When the cooling water flows, corrosion products are released from the thin metal oxide layer. These materials pass through the reactor’s core and become activated. Subsequently, they get deposited on the inner surfaces of the pipes. The resulting activity build-up makes the maintenance operations of nuclear plants more expensive in the long run.
Stress Corrosion Cracking
Stress corrosion cracking denotes the formation of cracks in metallic materials, caused by both corrosion and stress.

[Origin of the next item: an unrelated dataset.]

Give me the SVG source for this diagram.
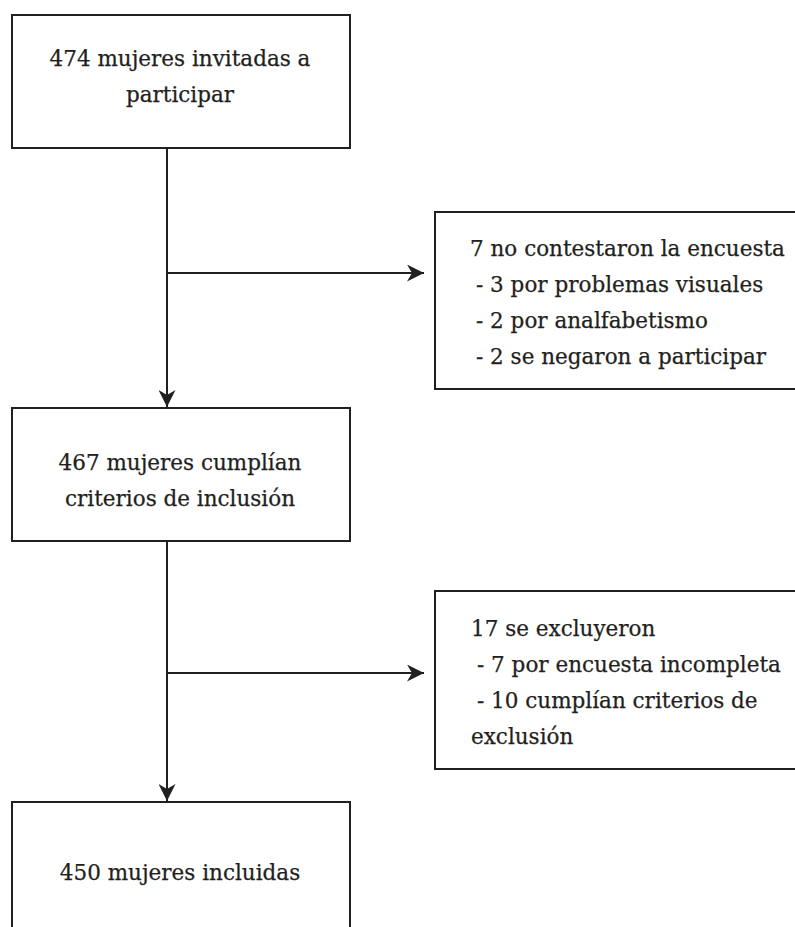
<svg xmlns="http://www.w3.org/2000/svg" width="795" height="927" viewBox="0 0 795 927">
<style>
.box{fill:#fff;stroke:#231f20;stroke-width:2}
.ln{fill:none;stroke:#231f20;stroke-width:2}
text{font-family:"DejaVu Serif","Liberation Serif",serif;font-size:21.5px;fill:#231f20;stroke:#231f20;stroke-width:0.25}
.c{text-anchor:middle}
</style>
<defs>
<marker id="ah" viewBox="0 0 17 17" refX="17" refY="8.5" markerWidth="17" markerHeight="17" markerUnits="userSpaceOnUse" orient="auto">
<path d="M0,0 L17,8.5 L0,17 L5,8.5 Z" fill="#231f20"/>
</marker>
</defs>
<rect width="795" height="927" fill="#fff"/>
<g id="connectors">
<line class="ln" x1="167" y1="148" x2="167" y2="407" marker-end="url(#ah)"/>
<line class="ln" x1="167" y1="273" x2="424" y2="273" marker-end="url(#ah)"/>
<line class="ln" x1="167" y1="541" x2="167" y2="801" marker-end="url(#ah)"/>
<line class="ln" x1="167" y1="673" x2="424" y2="673" marker-end="url(#ah)"/>
</g>
<g id="n1">
<rect class="box" x="12" y="15" width="338" height="133"/>
<text class="c" x="180" y="66">474 mujeres invitadas a</text>
<text class="c" x="180" y="102">participar</text>
</g>
<g id="n2">
<rect class="box" x="435" y="212" width="370" height="177"/>
<text x="470" y="256">7 no contestaron la encuesta</text>
<text x="476" y="292">- 3 por problemas visuales</text>
<text x="476" y="328">- 2 por analfabetismo</text>
<text x="476" y="364">- 2 se negaron a participar</text>
</g>
<g id="n3">
<rect class="box" x="12" y="408" width="338" height="133"/>
<text class="c" x="180" y="470">467 mujeres cumplían</text>
<text class="c" x="180" y="506">criterios de inclusión</text>
</g>
<g id="n4">
<rect class="box" x="435" y="591" width="370" height="178"/>
<text x="471" y="636">17 se excluyeron</text>
<text x="477" y="672">- 7 por encuesta incompleta</text>
<text x="477" y="708">- 10 cumplían criterios de</text>
<text x="471" y="744">exclusión</text>
</g>
<g id="n5">
<rect class="box" x="12" y="802" width="338" height="140"/>
<text class="c" x="180" y="880">450 mujeres incluidas</text>
</g>
</svg>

Even in this phenomenon, the rate of propagation of the degradation is governed by the properties of the oxidized layer.
Studies performed in Finland, as well as international collaboration, have made it possible to develop more accurate methods for predicting the progress of phenomena related to corrosion and stress corrosion cracking.
Reducing Activity Build-Up Through Optimized Water Chemistry
The possible deposition of activated corrosion products onto the oxide films is a very slow process that could take a number of years or even decades. In general, this phenomenon is monitored through evaluations at the time of the annual refueling outage.

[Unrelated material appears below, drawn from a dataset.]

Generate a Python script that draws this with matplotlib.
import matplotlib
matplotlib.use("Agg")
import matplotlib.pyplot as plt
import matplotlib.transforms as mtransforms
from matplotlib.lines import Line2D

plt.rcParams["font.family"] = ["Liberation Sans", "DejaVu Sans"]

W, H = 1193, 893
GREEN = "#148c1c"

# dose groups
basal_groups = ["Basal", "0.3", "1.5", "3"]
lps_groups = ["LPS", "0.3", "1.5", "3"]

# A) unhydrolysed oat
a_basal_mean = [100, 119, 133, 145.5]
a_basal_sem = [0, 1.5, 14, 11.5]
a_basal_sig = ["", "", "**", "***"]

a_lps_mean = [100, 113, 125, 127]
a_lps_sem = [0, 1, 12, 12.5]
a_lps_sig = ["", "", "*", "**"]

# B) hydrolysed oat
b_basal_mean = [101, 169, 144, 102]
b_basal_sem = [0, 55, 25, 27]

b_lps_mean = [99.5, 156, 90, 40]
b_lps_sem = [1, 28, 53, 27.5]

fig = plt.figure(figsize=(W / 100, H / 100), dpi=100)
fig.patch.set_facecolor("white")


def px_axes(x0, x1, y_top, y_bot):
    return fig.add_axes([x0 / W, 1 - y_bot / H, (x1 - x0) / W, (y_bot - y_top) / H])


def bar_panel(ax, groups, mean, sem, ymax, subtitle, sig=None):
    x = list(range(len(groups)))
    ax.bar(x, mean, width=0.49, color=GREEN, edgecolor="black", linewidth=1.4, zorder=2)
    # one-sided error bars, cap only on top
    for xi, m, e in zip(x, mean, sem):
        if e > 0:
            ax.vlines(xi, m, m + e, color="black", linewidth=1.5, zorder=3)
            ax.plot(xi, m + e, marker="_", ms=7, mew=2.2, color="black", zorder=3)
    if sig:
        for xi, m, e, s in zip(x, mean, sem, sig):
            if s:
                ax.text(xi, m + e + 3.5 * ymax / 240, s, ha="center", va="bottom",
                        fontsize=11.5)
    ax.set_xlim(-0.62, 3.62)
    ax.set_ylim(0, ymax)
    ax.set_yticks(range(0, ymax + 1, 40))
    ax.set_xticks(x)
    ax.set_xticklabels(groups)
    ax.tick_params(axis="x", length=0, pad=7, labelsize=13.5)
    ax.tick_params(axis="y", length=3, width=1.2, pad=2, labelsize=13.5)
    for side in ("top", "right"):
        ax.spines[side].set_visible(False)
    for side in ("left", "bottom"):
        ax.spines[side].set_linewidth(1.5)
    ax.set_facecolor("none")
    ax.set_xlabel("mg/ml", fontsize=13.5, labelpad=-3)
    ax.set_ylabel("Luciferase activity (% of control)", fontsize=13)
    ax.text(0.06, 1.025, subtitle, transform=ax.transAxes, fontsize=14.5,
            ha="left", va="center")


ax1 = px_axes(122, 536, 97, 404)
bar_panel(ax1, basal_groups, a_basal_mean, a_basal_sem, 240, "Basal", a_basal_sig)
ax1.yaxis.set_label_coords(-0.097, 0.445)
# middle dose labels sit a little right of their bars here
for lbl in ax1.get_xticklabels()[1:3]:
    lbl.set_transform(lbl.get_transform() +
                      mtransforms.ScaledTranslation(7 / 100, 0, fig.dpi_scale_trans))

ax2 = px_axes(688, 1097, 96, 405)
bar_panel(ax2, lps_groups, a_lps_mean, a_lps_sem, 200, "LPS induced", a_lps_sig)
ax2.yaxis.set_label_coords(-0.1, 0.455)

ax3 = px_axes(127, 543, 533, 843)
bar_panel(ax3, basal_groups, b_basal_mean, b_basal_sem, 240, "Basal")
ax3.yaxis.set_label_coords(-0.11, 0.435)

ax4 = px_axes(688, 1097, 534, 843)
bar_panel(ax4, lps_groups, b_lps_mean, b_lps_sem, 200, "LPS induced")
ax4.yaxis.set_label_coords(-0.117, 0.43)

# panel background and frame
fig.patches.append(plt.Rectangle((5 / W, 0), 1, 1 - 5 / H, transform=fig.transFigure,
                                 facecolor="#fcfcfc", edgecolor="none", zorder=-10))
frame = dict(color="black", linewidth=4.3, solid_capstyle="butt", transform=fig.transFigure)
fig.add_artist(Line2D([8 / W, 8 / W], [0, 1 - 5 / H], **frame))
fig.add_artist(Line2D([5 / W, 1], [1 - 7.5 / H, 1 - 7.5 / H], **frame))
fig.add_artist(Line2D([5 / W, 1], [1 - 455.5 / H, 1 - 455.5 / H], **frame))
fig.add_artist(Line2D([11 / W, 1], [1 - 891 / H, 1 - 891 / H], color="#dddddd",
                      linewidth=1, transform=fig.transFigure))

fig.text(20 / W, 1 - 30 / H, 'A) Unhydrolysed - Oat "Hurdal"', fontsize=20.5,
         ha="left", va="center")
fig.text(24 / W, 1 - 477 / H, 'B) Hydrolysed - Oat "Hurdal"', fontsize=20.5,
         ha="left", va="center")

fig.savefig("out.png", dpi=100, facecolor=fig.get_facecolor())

Several monitoring methods have been developed recently, which can be applied even during the power production stages of the plants. A few of these methods have been commercialized and provided to process industries and power plants in different countries. In Finland, these systems are being used at nuclear power plants to monitor tasks that will run for several years.

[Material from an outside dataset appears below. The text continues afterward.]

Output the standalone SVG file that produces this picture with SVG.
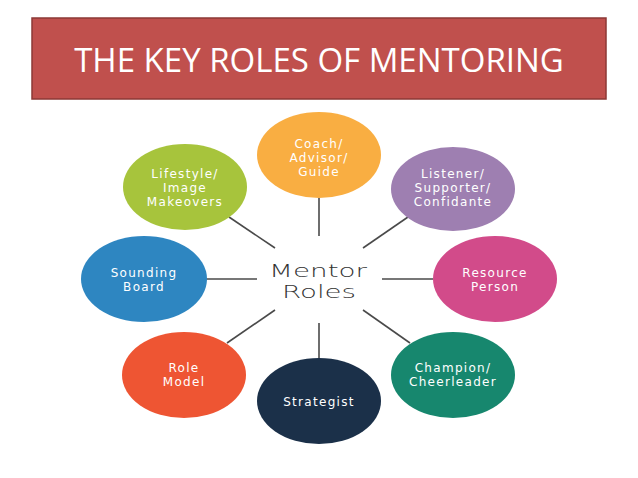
<svg xmlns="http://www.w3.org/2000/svg" width="638" height="478" viewBox="0 0 638 478">
<style>
.title{font-family:"Open Sans","Liberation Sans",sans-serif;font-size:33px;fill:#ffffff;text-anchor:middle}
.lbl{font-family:"DejaVu Sans","Liberation Sans",sans-serif;font-size:12px;fill:#ffffff;text-anchor:middle;letter-spacing:1.3px}
.ctr{font-family:"DejaVu Sans ExtraLight","DejaVu Sans","Liberation Sans",sans-serif;font-weight:200;font-size:18px;fill:#333333;text-anchor:middle}
.conn line{stroke:#4a4a4a;stroke-width:1.6}
</style>
<rect width="638" height="478" fill="#ffffff"/>
<g id="title">
<rect x="32" y="18" width="574" height="81" fill="#C0504D" stroke="#8C3836" stroke-width="1.5"/>
<text class="title" x="319" y="72">THE KEY ROLES OF MENTORING</text>
</g>
<g class="conn" id="connectors">
<line x1="319" y1="198" x2="319" y2="236"/>
<line x1="229" y1="217" x2="275" y2="248"/>
<line x1="205" y1="279" x2="257" y2="279"/>
<line x1="408" y1="217" x2="363" y2="248"/>
<line x1="382" y1="279" x2="433" y2="279"/>
<line x1="227" y1="343" x2="275" y2="310"/>
<line x1="319" y1="323" x2="319" y2="358"/>
<line x1="363" y1="310" x2="410" y2="343"/>
</g>
<g id="center">
<text class="ctr" x="318" y="277" textLength="98" lengthAdjust="spacingAndGlyphs">Mentor</text>
<text class="ctr" x="319" y="298" textLength="74" lengthAdjust="spacingAndGlyphs">Roles</text>
</g>
<g id="coach">
<ellipse cx="319" cy="155" rx="62" ry="43" fill="#F9AE42"/>
<text class="lbl" x="319" y="148">Coach/</text>
<text class="lbl" x="319" y="162">Advisor/</text>
<text class="lbl" x="319" y="176">Guide</text>
</g>
<g id="lifestyle">
<ellipse cx="185" cy="187" rx="62" ry="43" fill="#A7C43C"/>
<text class="lbl" x="185" y="178">Lifestyle/</text>
<text class="lbl" x="185" y="192">Image</text>
<text class="lbl" x="185" y="206">Makeovers</text>
</g>
<g id="listener">
<ellipse cx="453" cy="189" rx="62" ry="42" fill="#9E7FB1"/>
<text class="lbl" x="453" y="178">Listener/</text>
<text class="lbl" x="453" y="192">Supporter/</text>
<text class="lbl" x="453" y="206">Confidante</text>
</g>
<g id="sounding">
<ellipse cx="144" cy="279" rx="63" ry="43" fill="#2E86C1"/>
<text class="lbl" x="144" y="277">Sounding</text>
<text class="lbl" x="144" y="291">Board</text>
</g>
<g id="resource">
<ellipse cx="495" cy="279" rx="62" ry="43" fill="#D24B8A"/>
<text class="lbl" x="495" y="277">Resource</text>
<text class="lbl" x="495" y="291">Person</text>
</g>
<g id="rolemodel">
<ellipse cx="184" cy="375" rx="62" ry="43" fill="#EE5533"/>
<text class="lbl" x="184" y="372">Role</text>
<text class="lbl" x="184" y="386">Model</text>
</g>
<g id="strategist">
<ellipse cx="319" cy="401" rx="62" ry="43" fill="#1B3049"/>
<text class="lbl" x="319" y="406">Strategist</text>
</g>
<g id="champion">
<ellipse cx="453" cy="375" rx="62" ry="43" fill="#17876E"/>
<text class="lbl" x="453" y="372">Champion/</text>
<text class="lbl" x="453" y="386">Cheerleader</text>
</g>
</svg>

In laboratory analysis, the monitoring system is used to create water chemistry conditions that are best suited for a nuclear power plant. Similarly, the system is used to detect the effect of changes in water chemistry conditions on the materials of a plant at the time of the start-up and shutdown processes.
Keeping Cracking in Check
A global challenge faced recently was stress corrosion cracking of stainless steel welded pipes in boiling-water reactors. Thanks to international collaboration, this problem was identified very early in Finland, and the cost of the needed renovation work was relatively low. At present, the major challenge posed by stress corrosion cracking in the reactor is associated with parts that are affected by radiation. Stress corrosion cracking induced by irradiation is a very gradual process that takes several years or even decades to progress.
When indications of cracking are detected during the annual refueling outage, it is crucial to decide whether maintenance work will be carried instantly or whether it can be deferred and included in the scheduled repair work for the next year. It is vital for the decision to be made based on a sufficient understanding of the rate at which the crack progresses.
Factors governing the speed at which the crack advances are one of the main subjects of stress corrosion studies. These studies, which are carried out under simulated power plant conditions, allow decisions to be made with respect to the urgency of maintenance tasks at nuclear power plants.
Another problem related to corrosion, which mainly affects boiling-water reactors, is the mechanism known as transpassive corrosion. The coolant water at the core of such reactors exhibits strong oxidizing properties. When transpassive corrosion takes place, the chromium from the surface of stainless steel and nickel-based alloys tends to get dissolved. Transpassive corrosion is presumed to influence the initiation of irradiation-induced stress corrosion cracking.
At present, studies are underway to verify the consequences of transpassive corrosion at the core of the reactor, as well as to find out the water chemistry conditions that are most effective at curtailing the rate of progress of transpassive corrosion.